Saya juga suka dengan bagaimana Craven memperlakukan rumah milik Robesons bagaikan karakter tersendiri. Dari luar, rumah ini memang tampak tidak terlalu besar. Namun di dalamnya dipenuhi dengan labirin lorong sistem pemanas rumah di balik dinding yang hanya bisa diakses oleh mereka yang bertubuh kecil, serta banyak pintu rahasia dan jebakan yang dengan sengaja dirancang oleh keluarga Robesons. Yang saya sayangkan dari film ini adalah desain para kanibal yang disekap di ruang bawah tanah. Wes Craven menggambarkan penampilan mereka bagaikan sekelompok rocker hair metal tahun 80-an, menjadikan orang-orang yang dijadikan judul film ini tidak meninggalkan kesan sama sekali. Dan mengapa mereka memiliki senter? Kalau ada sekelompok manusia disekap di ruang bawah tanah sejak kecil, hanya diberi makan sampah dan sengaja dibuat selalu kelaparan hingga insting mereka mencapai titik kanibalistik, saya membayangkan bukankah akan lebih cocok kalau mereka tampak begitu kotor, tidak terurus dan jauh lebih agresif? Namun saya memahami bahwa mungkin Craven tidak ingin menggambarkan mereka sebagai karakter-karakter villain menyeramkan karena sebenarnya mereka adalah korban dari monster yang sesungguhnya dalam film ini: pasangan Robesons yang tampak normal.

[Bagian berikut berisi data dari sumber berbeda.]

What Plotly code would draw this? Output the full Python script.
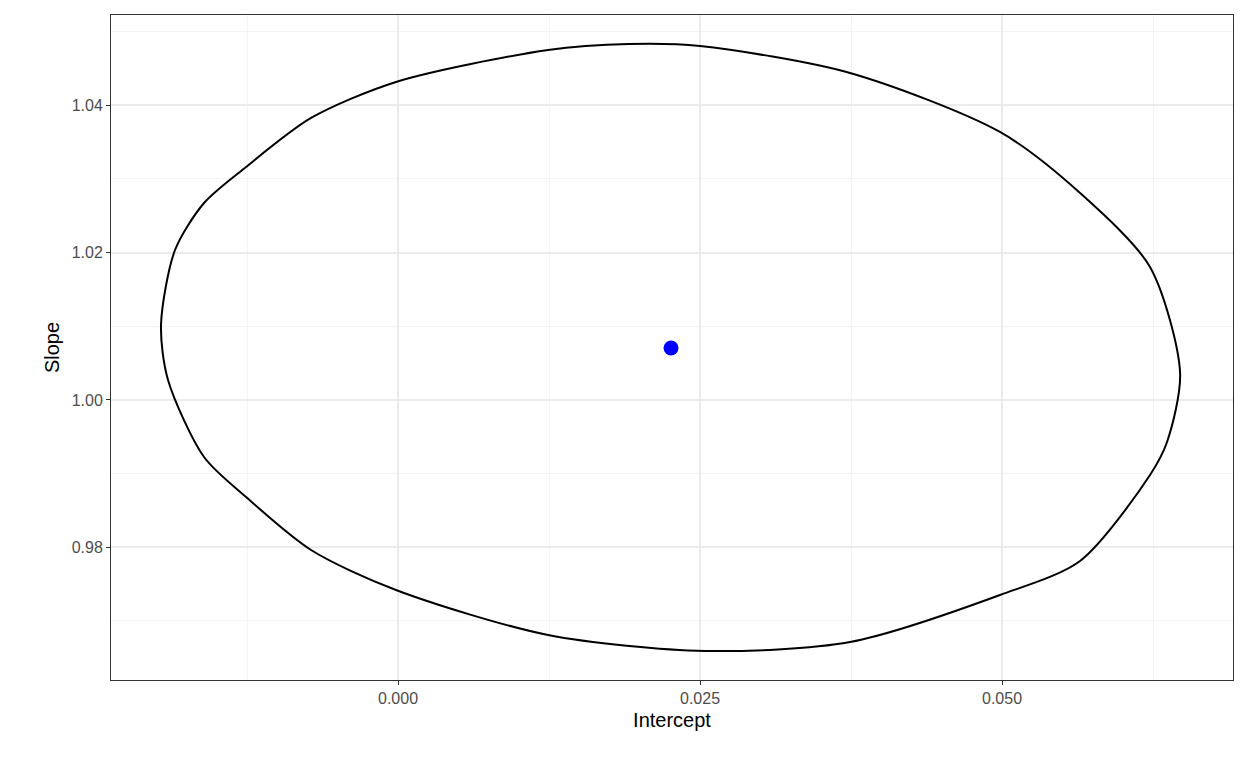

The People Under the Stairs mungkin bukanlah film terbaik buatan Wes Craven, apalagi yang paling menakutkan. Pada dasarnya memang tidak ada satupun hal yang menakutkan dari film ini selain premis yang gelap. Namun The People Under the Stairs tetaplah sebuah film dengan pesan serius namun tetap menghibur dan layak mendapat sorotan tersendiri sebagai karya penulisan eksperimental Craven yang underrated, peka, dan akan selalu mengingatkan para penggemarnya bahwa ia pernah berani keluar dari zona nyamannya sebagai sutradara horor untuk menyampaikan kegelisahannya tentang kebobrokan masyarakat Amerika.